Dataset excerpt:
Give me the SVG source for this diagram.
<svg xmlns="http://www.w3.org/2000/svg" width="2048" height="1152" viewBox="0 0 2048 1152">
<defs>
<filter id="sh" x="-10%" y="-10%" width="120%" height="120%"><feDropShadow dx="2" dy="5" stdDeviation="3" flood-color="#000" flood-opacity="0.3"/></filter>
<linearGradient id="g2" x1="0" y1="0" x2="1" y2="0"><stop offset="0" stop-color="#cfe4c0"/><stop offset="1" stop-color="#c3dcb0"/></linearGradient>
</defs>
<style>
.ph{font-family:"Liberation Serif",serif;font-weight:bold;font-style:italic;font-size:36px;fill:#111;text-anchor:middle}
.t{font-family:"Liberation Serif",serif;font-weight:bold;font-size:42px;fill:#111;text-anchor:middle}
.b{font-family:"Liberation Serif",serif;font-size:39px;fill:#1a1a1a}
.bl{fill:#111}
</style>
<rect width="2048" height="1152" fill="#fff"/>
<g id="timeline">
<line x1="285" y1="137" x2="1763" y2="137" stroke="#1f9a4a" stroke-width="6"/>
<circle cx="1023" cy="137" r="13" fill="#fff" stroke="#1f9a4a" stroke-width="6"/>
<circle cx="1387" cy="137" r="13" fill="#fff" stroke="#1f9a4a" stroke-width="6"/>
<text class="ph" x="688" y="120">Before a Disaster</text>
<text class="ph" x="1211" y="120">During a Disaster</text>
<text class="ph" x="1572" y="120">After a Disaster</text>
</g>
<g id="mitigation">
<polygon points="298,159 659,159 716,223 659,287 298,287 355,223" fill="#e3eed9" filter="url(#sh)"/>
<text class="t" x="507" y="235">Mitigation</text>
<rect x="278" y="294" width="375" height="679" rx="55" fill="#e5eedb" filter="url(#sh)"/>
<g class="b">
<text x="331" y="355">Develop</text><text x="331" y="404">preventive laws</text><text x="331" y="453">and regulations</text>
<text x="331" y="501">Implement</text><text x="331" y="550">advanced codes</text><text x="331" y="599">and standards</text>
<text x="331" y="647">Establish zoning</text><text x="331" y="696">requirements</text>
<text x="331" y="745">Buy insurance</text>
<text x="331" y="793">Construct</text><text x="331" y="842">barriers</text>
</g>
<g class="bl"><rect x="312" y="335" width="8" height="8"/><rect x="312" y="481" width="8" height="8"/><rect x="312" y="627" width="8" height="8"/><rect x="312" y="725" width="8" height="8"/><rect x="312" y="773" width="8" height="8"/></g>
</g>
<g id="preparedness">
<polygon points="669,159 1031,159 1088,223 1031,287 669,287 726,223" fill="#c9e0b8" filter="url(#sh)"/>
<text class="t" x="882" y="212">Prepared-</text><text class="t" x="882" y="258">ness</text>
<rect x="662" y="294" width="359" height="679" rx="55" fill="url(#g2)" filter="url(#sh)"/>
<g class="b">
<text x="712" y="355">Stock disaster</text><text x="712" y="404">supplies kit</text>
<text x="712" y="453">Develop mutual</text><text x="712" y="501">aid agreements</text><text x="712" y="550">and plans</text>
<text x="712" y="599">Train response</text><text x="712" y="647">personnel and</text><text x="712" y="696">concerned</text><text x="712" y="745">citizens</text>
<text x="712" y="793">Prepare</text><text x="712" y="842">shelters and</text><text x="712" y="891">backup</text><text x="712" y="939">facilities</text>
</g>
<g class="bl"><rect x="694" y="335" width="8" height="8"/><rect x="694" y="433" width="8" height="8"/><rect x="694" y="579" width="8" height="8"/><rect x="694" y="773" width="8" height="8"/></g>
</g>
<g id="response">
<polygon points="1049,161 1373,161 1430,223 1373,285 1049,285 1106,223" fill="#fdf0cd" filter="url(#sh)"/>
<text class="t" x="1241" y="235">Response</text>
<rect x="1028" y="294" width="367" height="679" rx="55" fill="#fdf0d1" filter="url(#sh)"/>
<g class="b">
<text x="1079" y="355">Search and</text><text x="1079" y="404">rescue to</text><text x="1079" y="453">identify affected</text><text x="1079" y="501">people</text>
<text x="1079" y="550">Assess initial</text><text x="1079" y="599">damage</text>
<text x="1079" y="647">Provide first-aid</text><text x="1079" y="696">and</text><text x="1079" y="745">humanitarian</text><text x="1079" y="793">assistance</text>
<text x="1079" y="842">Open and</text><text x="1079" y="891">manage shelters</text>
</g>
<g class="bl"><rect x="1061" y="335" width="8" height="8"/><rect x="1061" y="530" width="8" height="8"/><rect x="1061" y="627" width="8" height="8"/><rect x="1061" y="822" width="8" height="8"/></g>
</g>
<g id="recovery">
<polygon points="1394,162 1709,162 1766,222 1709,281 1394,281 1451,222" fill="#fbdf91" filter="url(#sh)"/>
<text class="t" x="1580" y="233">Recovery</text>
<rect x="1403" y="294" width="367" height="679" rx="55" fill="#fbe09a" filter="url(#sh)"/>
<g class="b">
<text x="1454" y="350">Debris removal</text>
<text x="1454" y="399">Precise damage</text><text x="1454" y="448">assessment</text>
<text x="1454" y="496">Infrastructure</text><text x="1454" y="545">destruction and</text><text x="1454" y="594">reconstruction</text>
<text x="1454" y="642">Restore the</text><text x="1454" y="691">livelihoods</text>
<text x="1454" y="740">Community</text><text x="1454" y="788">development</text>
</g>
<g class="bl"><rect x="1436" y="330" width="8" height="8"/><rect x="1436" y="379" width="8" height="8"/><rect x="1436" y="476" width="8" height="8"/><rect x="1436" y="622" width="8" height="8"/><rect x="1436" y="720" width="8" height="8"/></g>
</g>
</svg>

Given instruction: Can you give every line above again, exactly as written?

Full answer:
Give me the SVG source for this diagram.
<svg xmlns="http://www.w3.org/2000/svg" width="2048" height="1152" viewBox="0 0 2048 1152">
<defs>
<filter id="sh" x="-10%" y="-10%" width="120%" height="120%"><feDropShadow dx="2" dy="5" stdDeviation="3" flood-color="#000" flood-opacity="0.3"/></filter>
<linearGradient id="g2" x1="0" y1="0" x2="1" y2="0"><stop offset="0" stop-color="#cfe4c0"/><stop offset="1" stop-color="#c3dcb0"/></linearGradient>
</defs>
<style>
.ph{font-family:"Liberation Serif",serif;font-weight:bold;font-style:italic;font-size:36px;fill:#111;text-anchor:middle}
.t{font-family:"Liberation Serif",serif;font-weight:bold;font-size:42px;fill:#111;text-anchor:middle}
.b{font-family:"Liberation Serif",serif;font-size:39px;fill:#1a1a1a}
.bl{fill:#111}
</style>
<rect width="2048" height="1152" fill="#fff"/>
<g id="timeline">
<line x1="285" y1="137" x2="1763" y2="137" stroke="#1f9a4a" stroke-width="6"/>
<circle cx="1023" cy="137" r="13" fill="#fff" stroke="#1f9a4a" stroke-width="6"/>
<circle cx="1387" cy="137" r="13" fill="#fff" stroke="#1f9a4a" stroke-width="6"/>
<text class="ph" x="688" y="120">Before a Disaster</text>
<text class="ph" x="1211" y="120">During a Disaster</text>
<text class="ph" x="1572" y="120">After a Disaster</text>
</g>
<g id="mitigation">
<polygon points="298,159 659,159 716,223 659,287 298,287 355,223" fill="#e3eed9" filter="url(#sh)"/>
<text class="t" x="507" y="235">Mitigation</text>
<rect x="278" y="294" width="375" height="679" rx="55" fill="#e5eedb" filter="url(#sh)"/>
<g class="b">
<text x="331" y="355">Develop</text><text x="331" y="404">preventive laws</text><text x="331" y="453">and regulations</text>
<text x="331" y="501">Implement</text><text x="331" y="550">advanced codes</text><text x="331" y="599">and standards</text>
<text x="331" y="647">Establish zoning</text><text x="331" y="696">requirements</text>
<text x="331" y="745">Buy insurance</text>
<text x="331" y="793">Construct</text><text x="331" y="842">barriers</text>
</g>
<g class="bl"><rect x="312" y="335" width="8" height="8"/><rect x="312" y="481" width="8" height="8"/><rect x="312" y="627" width="8" height="8"/><rect x="312" y="725" width="8" height="8"/><rect x="312" y="773" width="8" height="8"/></g>
</g>
<g id="preparedness">
<polygon points="669,159 1031,159 1088,223 1031,287 669,287 726,223" fill="#c9e0b8" filter="url(#sh)"/>
<text class="t" x="882" y="212">Prepared-</text><text class="t" x="882" y="258">ness</text>
<rect x="662" y="294" width="359" height="679" rx="55" fill="url(#g2)" filter="url(#sh)"/>
<g class="b">
<text x="712" y="355">Stock disaster</text><text x="712" y="404">supplies kit</text>
<text x="712" y="453">Develop mutual</text><text x="712" y="501">aid agreements</text><text x="712" y="550">and plans</text>
<text x="712" y="599">Train response</text><text x="712" y="647">personnel and</text><text x="712" y="696">concerned</text><text x="712" y="745">citizens</text>
<text x="712" y="793">Prepare</text><text x="712" y="842">shelters and</text><text x="712" y="891">backup</text><text x="712" y="939">facilities</text>
</g>
<g class="bl"><rect x="694" y="335" width="8" height="8"/><rect x="694" y="433" width="8" height="8"/><rect x="694" y="579" width="8" height="8"/><rect x="694" y="773" width="8" height="8"/></g>
</g>
<g id="response">
<polygon points="1049,161 1373,161 1430,223 1373,285 1049,285 1106,223" fill="#fdf0cd" filter="url(#sh)"/>
<text class="t" x="1241" y="235">Response</text>
<rect x="1028" y="294" width="367" height="679" rx="55" fill="#fdf0d1" filter="url(#sh)"/>
<g class="b">
<text x="1079" y="355">Search and</text><text x="1079" y="404">rescue to</text><text x="1079" y="453">identify affected</text><text x="1079" y="501">people</text>
<text x="1079" y="550">Assess initial</text><text x="1079" y="599">damage</text>
<text x="1079" y="647">Provide first-aid</text><text x="1079" y="696">and</text><text x="1079" y="745">humanitarian</text><text x="1079" y="793">assistance</text>
<text x="1079" y="842">Open and</text><text x="1079" y="891">manage shelters</text>
</g>
<g class="bl"><rect x="1061" y="335" width="8" height="8"/><rect x="1061" y="530" width="8" height="8"/><rect x="1061" y="627" width="8" height="8"/><rect x="1061" y="822" width="8" height="8"/></g>
</g>
<g id="recovery">
<polygon points="1394,162 1709,162 1766,222 1709,281 1394,281 1451,222" fill="#fbdf91" filter="url(#sh)"/>
<text class="t" x="1580" y="233">Recovery</text>
<rect x="1403" y="294" width="367" height="679" rx="55" fill="#fbe09a" filter="url(#sh)"/>
<g class="b">
<text x="1454" y="350">Debris removal</text>
<text x="1454" y="399">Precise damage</text><text x="1454" y="448">assessment</text>
<text x="1454" y="496">Infrastructure</text><text x="1454" y="545">destruction and</text><text x="1454" y="594">reconstruction</text>
<text x="1454" y="642">Restore the</text><text x="1454" y="691">livelihoods</text>
<text x="1454" y="740">Community</text><text x="1454" y="788">development</text>
</g>
<g class="bl"><rect x="1436" y="330" width="8" height="8"/><rect x="1436" y="379" width="8" height="8"/><rect x="1436" y="476" width="8" height="8"/><rect x="1436" y="622" width="8" height="8"/><rect x="1436" y="720" width="8" height="8"/></g>
</g>
</svg>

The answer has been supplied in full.